Records with drawing code
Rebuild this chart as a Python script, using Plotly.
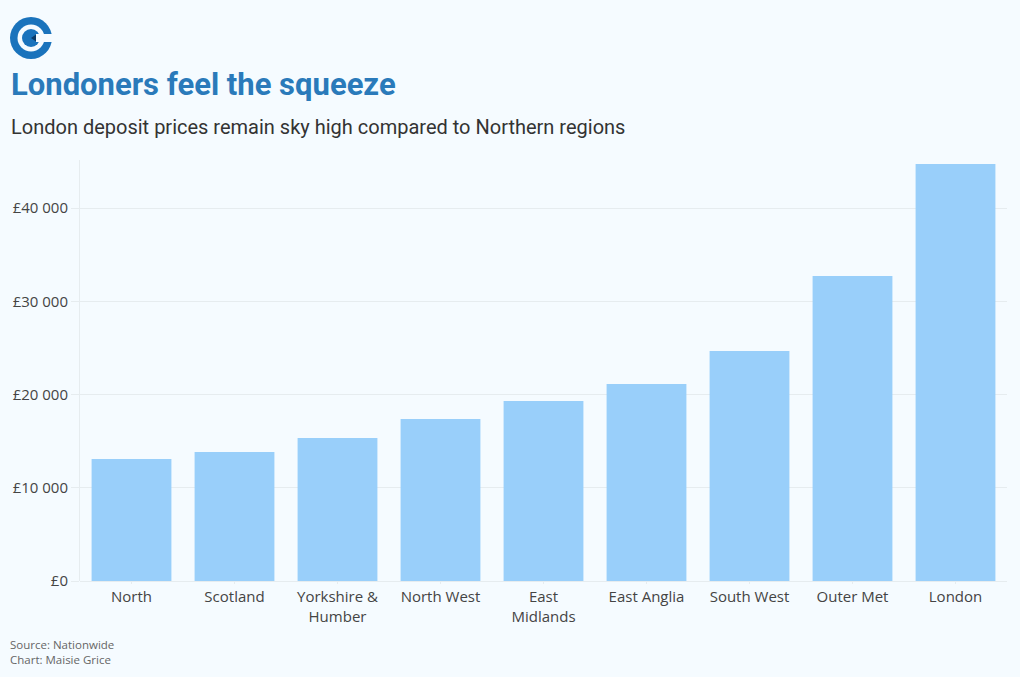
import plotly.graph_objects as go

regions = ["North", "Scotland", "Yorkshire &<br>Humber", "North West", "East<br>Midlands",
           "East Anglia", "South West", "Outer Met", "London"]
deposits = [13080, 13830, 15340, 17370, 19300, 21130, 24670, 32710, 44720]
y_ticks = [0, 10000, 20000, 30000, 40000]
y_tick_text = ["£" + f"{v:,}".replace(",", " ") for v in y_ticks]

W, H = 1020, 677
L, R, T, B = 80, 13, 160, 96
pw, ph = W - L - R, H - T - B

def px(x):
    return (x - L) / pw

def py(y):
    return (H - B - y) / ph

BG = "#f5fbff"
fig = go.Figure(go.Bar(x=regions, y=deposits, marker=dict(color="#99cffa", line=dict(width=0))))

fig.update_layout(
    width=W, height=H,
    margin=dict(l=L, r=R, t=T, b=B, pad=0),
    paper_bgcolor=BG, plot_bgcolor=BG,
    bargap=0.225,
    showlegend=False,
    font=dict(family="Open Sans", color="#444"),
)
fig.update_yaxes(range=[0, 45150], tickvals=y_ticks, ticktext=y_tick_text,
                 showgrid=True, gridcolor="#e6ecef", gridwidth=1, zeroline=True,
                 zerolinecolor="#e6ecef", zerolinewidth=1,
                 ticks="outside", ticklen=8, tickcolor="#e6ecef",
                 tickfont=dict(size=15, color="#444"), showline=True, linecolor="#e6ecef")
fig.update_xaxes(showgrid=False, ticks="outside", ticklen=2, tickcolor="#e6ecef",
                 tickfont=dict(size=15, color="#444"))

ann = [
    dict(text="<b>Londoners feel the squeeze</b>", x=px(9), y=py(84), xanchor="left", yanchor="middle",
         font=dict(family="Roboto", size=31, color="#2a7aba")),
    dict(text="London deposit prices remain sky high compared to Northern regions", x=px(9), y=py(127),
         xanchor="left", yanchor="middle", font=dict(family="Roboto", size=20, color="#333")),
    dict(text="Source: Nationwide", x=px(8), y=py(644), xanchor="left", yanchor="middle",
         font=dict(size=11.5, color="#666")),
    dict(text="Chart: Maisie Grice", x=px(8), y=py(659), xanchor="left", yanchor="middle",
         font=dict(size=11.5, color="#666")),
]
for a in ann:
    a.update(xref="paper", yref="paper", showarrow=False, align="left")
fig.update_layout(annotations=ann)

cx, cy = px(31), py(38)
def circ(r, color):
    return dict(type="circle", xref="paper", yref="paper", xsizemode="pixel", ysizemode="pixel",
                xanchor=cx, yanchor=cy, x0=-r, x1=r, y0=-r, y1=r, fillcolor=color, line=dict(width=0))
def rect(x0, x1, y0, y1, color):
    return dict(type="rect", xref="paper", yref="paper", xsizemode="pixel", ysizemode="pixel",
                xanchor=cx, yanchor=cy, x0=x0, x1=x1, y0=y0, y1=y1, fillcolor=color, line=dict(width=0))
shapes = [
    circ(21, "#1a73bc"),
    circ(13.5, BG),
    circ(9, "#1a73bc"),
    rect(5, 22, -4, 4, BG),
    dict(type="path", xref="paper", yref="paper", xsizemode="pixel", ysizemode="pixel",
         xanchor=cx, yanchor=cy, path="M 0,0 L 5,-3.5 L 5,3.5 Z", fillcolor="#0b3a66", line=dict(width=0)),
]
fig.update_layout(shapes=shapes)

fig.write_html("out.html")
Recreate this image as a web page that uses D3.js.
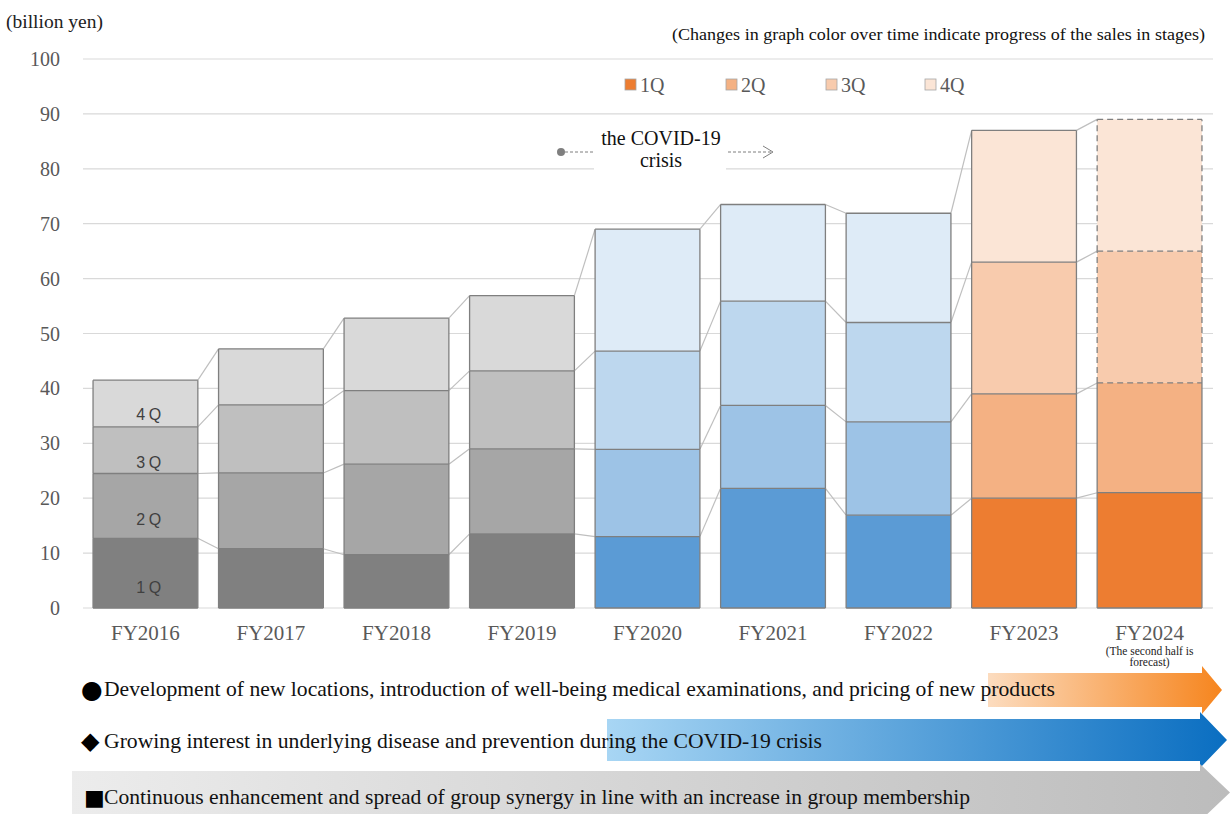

**Short task:** Restate the whole of the material word for word without the pictures.

**Solution:**
Rebuild this chart as a Python script, using Plotly.
import plotly.graph_objects as go

regions = ["North", "Scotland", "Yorkshire &<br>Humber", "North West", "East<br>Midlands",
           "East Anglia", "South West", "Outer Met", "London"]
deposits = [13080, 13830, 15340, 17370, 19300, 21130, 24670, 32710, 44720]
y_ticks = [0, 10000, 20000, 30000, 40000]
y_tick_text = ["£" + f"{v:,}".replace(",", " ") for v in y_ticks]

W, H = 1020, 677
L, R, T, B = 80, 13, 160, 96
pw, ph = W - L - R, H - T - B

def px(x):
    return (x - L) / pw

def py(y):
    return (H - B - y) / ph

BG = "#f5fbff"
fig = go.Figure(go.Bar(x=regions, y=deposits, marker=dict(color="#99cffa", line=dict(width=0))))

fig.update_layout(
    width=W, height=H,
    margin=dict(l=L, r=R, t=T, b=B, pad=0),
    paper_bgcolor=BG, plot_bgcolor=BG,
    bargap=0.225,
    showlegend=False,
    font=dict(family="Open Sans", color="#444"),
)
fig.update_yaxes(range=[0, 45150], tickvals=y_ticks, ticktext=y_tick_text,
                 showgrid=True, gridcolor="#e6ecef", gridwidth=1, zeroline=True,
                 zerolinecolor="#e6ecef", zerolinewidth=1,
                 ticks="outside", ticklen=8, tickcolor="#e6ecef",
                 tickfont=dict(size=15, color="#444"), showline=True, linecolor="#e6ecef")
fig.update_xaxes(showgrid=False, ticks="outside", ticklen=2, tickcolor="#e6ecef",
                 tickfont=dict(size=15, color="#444"))

ann = [
    dict(text="<b>Londoners feel the squeeze</b>", x=px(9), y=py(84), xanchor="left", yanchor="middle",
         font=dict(family="Roboto", size=31, color="#2a7aba")),
    dict(text="London deposit prices remain sky high compared to Northern regions", x=px(9), y=py(127),
         xanchor="left", yanchor="middle", font=dict(family="Roboto", size=20, color="#333")),
    dict(text="Source: Nationwide", x=px(8), y=py(644), xanchor="left", yanchor="middle",
         font=dict(size=11.5, color="#666")),
    dict(text="Chart: Maisie Grice", x=px(8), y=py(659), xanchor="left", yanchor="middle",
         font=dict(size=11.5, color="#666")),
]
for a in ann:
    a.update(xref="paper", yref="paper", showarrow=False, align="left")
fig.update_layout(annotations=ann)

cx, cy = px(31), py(38)
def circ(r, color):
    return dict(type="circle", xref="paper", yref="paper", xsizemode="pixel", ysizemode="pixel",
                xanchor=cx, yanchor=cy, x0=-r, x1=r, y0=-r, y1=r, fillcolor=color, line=dict(width=0))
def rect(x0, x1, y0, y1, color):
    return dict(type="rect", xref="paper", yref="paper", xsizemode="pixel", ysizemode="pixel",
                xanchor=cx, yanchor=cy, x0=x0, x1=x1, y0=y0, y1=y1, fillcolor=color, line=dict(width=0))
shapes = [
    circ(21, "#1a73bc"),
    circ(13.5, BG),
    circ(9, "#1a73bc"),
    rect(5, 22, -4, 4, BG),
    dict(type="path", xref="paper", yref="paper", xsizemode="pixel", ysizemode="pixel",
         xanchor=cx, yanchor=cy, path="M 0,0 L 5,-3.5 L 5,3.5 Z", fillcolor="#0b3a66", line=dict(width=0)),
]
fig.update_layout(shapes=shapes)

fig.write_html("out.html")
Recreate this image as a web page that uses D3.js.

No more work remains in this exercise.